4.6 Learned advocate Mr.Sheth also referred to Circular No.238/32/2024-GST dated 15.10.2024 and pointed out paragraph No. 3.1.5 thereof to submit that by the Circular the CBIC has considered the proviso to sec.128A(1) of the GST Act and has also taken note of the subrule(6) of Rule 164 which is inserted along with the provision of Sec.128A in the CGST Rules to provide the procedure to be followed for implementation of sec.128A of the GST Act. It was submitted that once an order is passed under sec.75(2) of the GST Act, the proper Officer has to pass an order under Sec.73, and thereafter, the petitioner will be entitled to file Form GST SPL–02 as per Rule 164 of the GST Rules within six months from the date of communication of the order of the proper officer redetermining the amount of tax to be paid under Sec.73 of the GST Act by the petitioner.
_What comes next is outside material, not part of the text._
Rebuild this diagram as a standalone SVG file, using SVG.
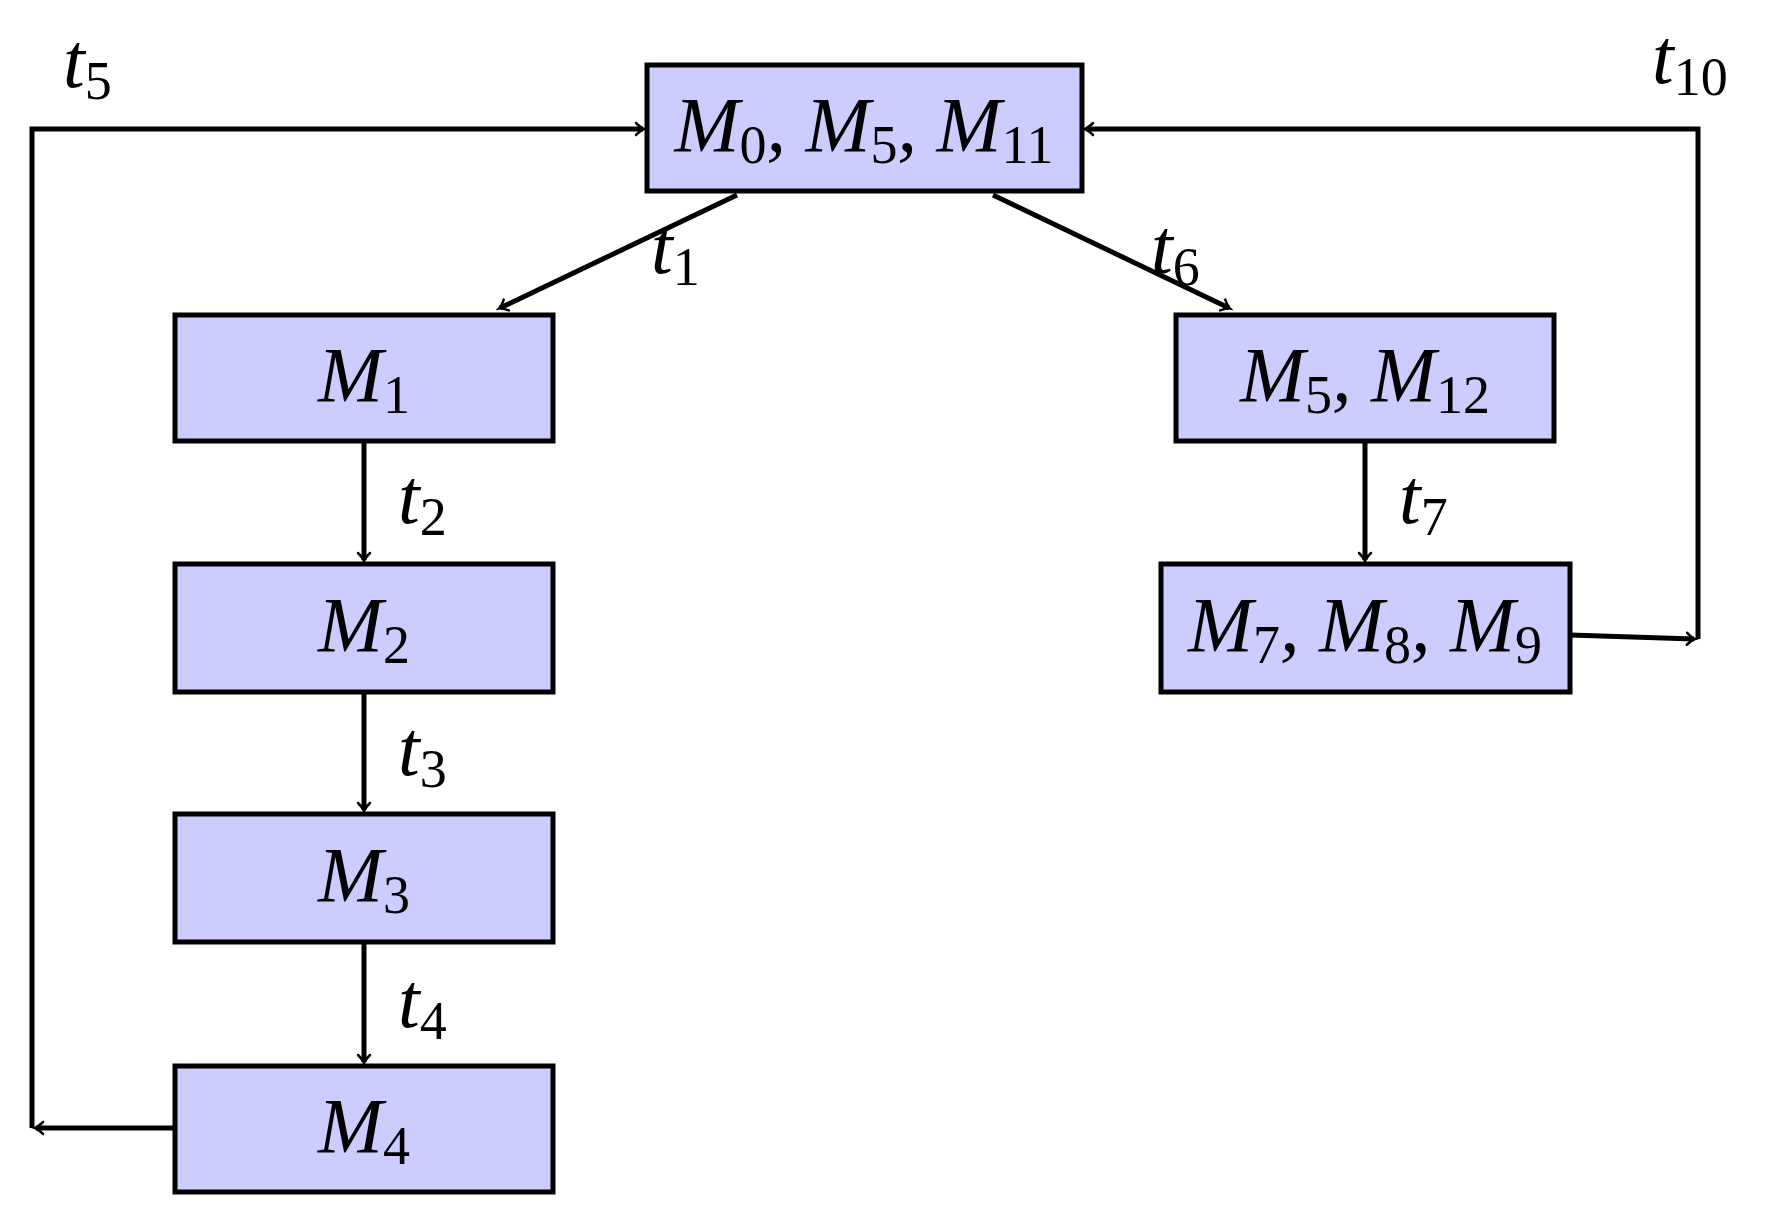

4.7 It was submitted that in the facts of the case, that the petitioner is saddled with the liability of payment of interest and penalty, and therefore, the proper officer has to pass an order under Sec.73 of the GST Act for levy of interest and penalty only as per the provisons of Sec.73 of the GST Act redetermining the interest and penalty as per the provision of Sec.73 of the GST Act.
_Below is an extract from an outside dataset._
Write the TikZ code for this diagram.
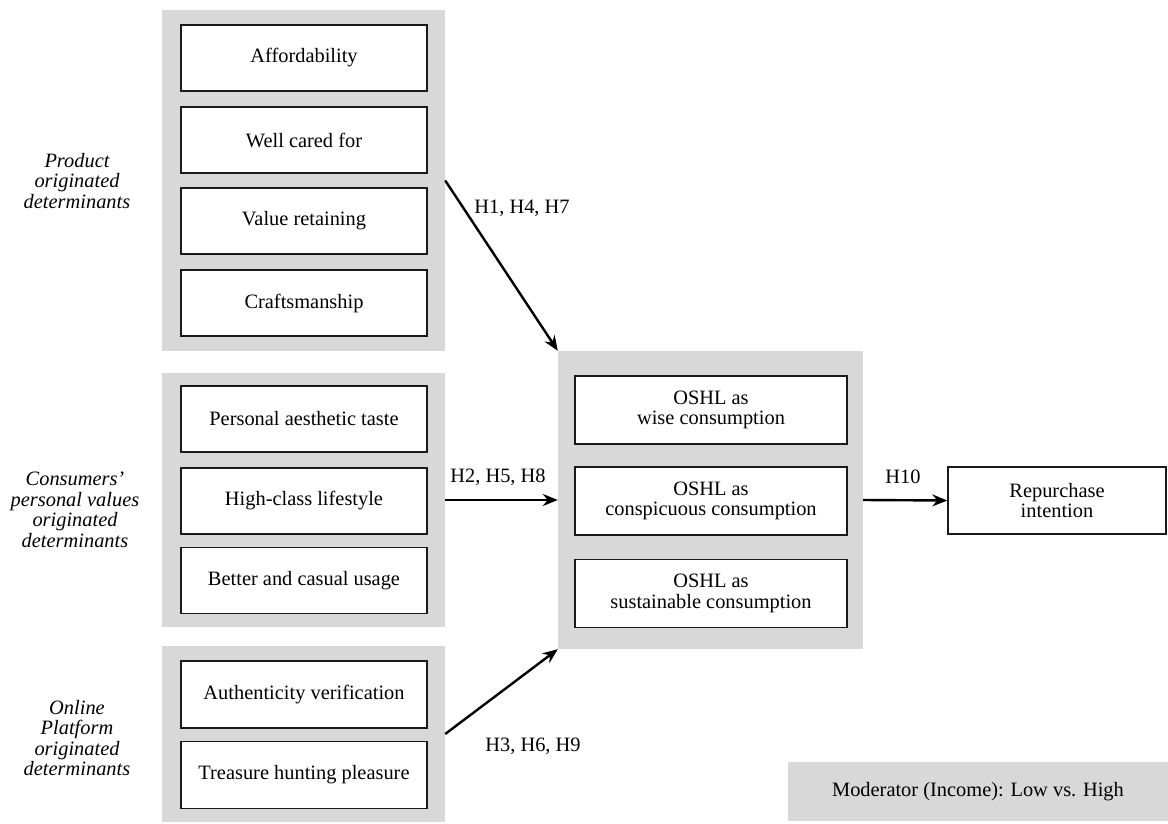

5 On the other hand, learned advocate Ms.Hetvi Sancheti for the respondent submitted that the respondent authority has issued the notice under Sec.74 of the GST Act only considering the fact that, but for the Audit of query, the petitioner would not have filed the Form DRC-03 voluntarily to offset the tax liability from the balance in the electronic credit ledger. It was therefore submitted that there is an implied suppression by the petitioner with regard to not offsetting the tax liability from the electronic credit ledger and therefore the provision of Sec.75(2) cannot be pressed into service so as to hold that there is no wilful mis-statement or suppression by the petitioner.
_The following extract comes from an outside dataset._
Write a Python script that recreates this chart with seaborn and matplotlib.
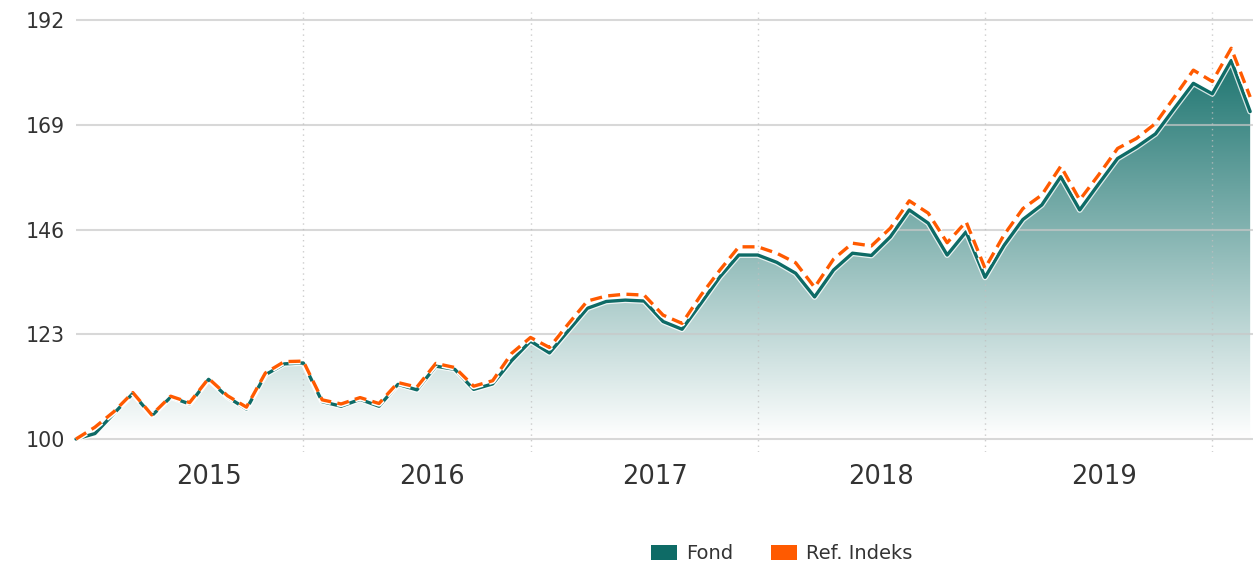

6 Having heard the learned advocates appearing for the respective parties and having considered the facts of the case and on perusal of the impugned orders passed by the adjudicating authority as well as the Appellate Authority it is apparent that the petitioner inadvertently did not offset the tax liability from the credit balance in the electronic ledger. It is not even the case of the respondent that there was no credit balance in the electronic credit ledger and the petitioner did not pay the outstanding tax liability. The only fault on the part of the petitioner was that the petitioner did not offset the tax liability from credit balance in the electronic ledger. Be that as it may, it is apparent from the facts of the case emerging from the record that there is no wilful mis-statement or suppression on the part of the petitioner to attract the provisions of sec.74 of the GST Act.
7 In view of such facts, we deem it fit to pass an order under Sec.75(2) of the GST Act by directing the respondent-Assessing Officer to pass a fresh de novo order under provision of section 73 of the Act instead of invoking the provision of Sec.74(1) of the GST Act.
The respondent – Assesing Officer shall pass such order after providing an opportunity of hearing to the petitioner within a period of three months from the date of receipt of copy of this order.
In view of the above directions, the impugned orders passed under sec.74 and confirmed by the Appellate Authority are hereby quashed and set aside and the matter is remanded to the Adjudicating Authority for compliance of this order so as to enable the petitioner to avail the benefit of the newly inserted provision of Sec.128A of the Act considering the proviso to sec.128A(1) read with the minutes of the 53rd Meeting of the GST Council held on 22.06.2024 as well as the Circular No.238/32/2024-GST dated 15.10.2024
8 With the aforesaid directions, the petition is disposed of with no orders as to costs.